15–19 Aug 2022
Niels Bohr Institute
Europe/Copenhagen timezone

Recent progress in plasma turbulence, heating, and related processes, from solar wind observations

Speaker

Christopher Chen

Description

Plasmas in the solar system represent an unprecedented opportunity to learn about how basic processes such as turbulence and dissipation work in astrophysical environments, as well as their impacts on the large-scale dynamics. This is because they are the only astrophysical plasmas that can be directly probed in situ by spacecraft, which provide a wealth of data to characterise these processes in great detail. The solar wind, in particular, is well-suited to this, since the system-size and plasma microscales are well-separated, allowing potentially universal physics to be probed, and the plasma is fast flowing, allowing spatial structure to be measured with a single spacecraft.

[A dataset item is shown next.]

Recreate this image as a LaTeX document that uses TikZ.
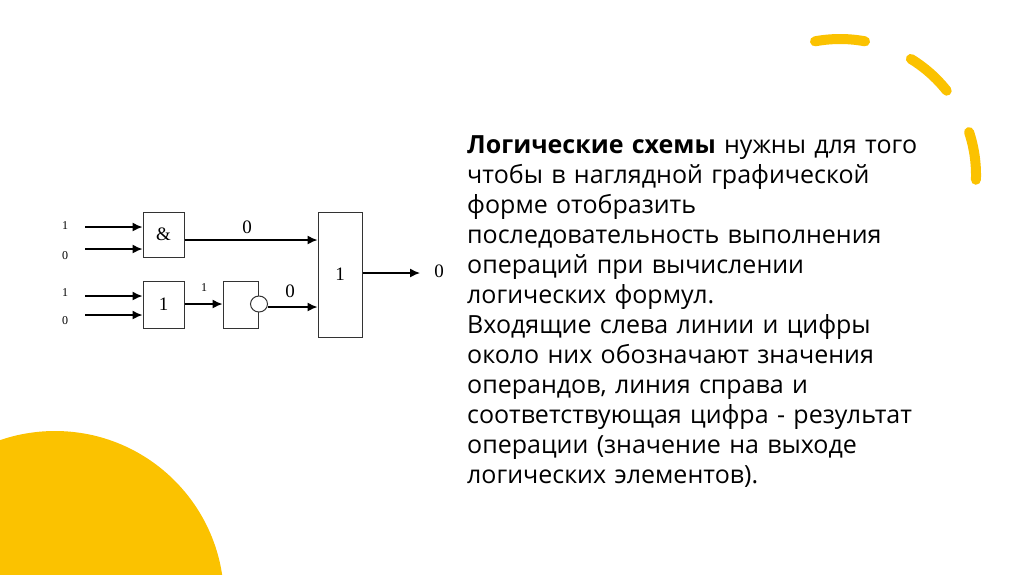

In this talk, I will describe some of the recent progress we have made in understanding solar wind processes such as turbulence (at both MHD scales and in the small-scale kinetic range), pressure-anisotropy instabilities (such as firehose and mirror), dissipation mechanisms (such as Landau damping), and some recent measurements of the effective collisionality. I will also talk about the impacts of these processes, e.g., for how the solar wind is generated and how its large-scale structure originates. I hope this will be of interest to those studying similar processes in the ICM, and that interesting discussions on the comparisons will be stimulated.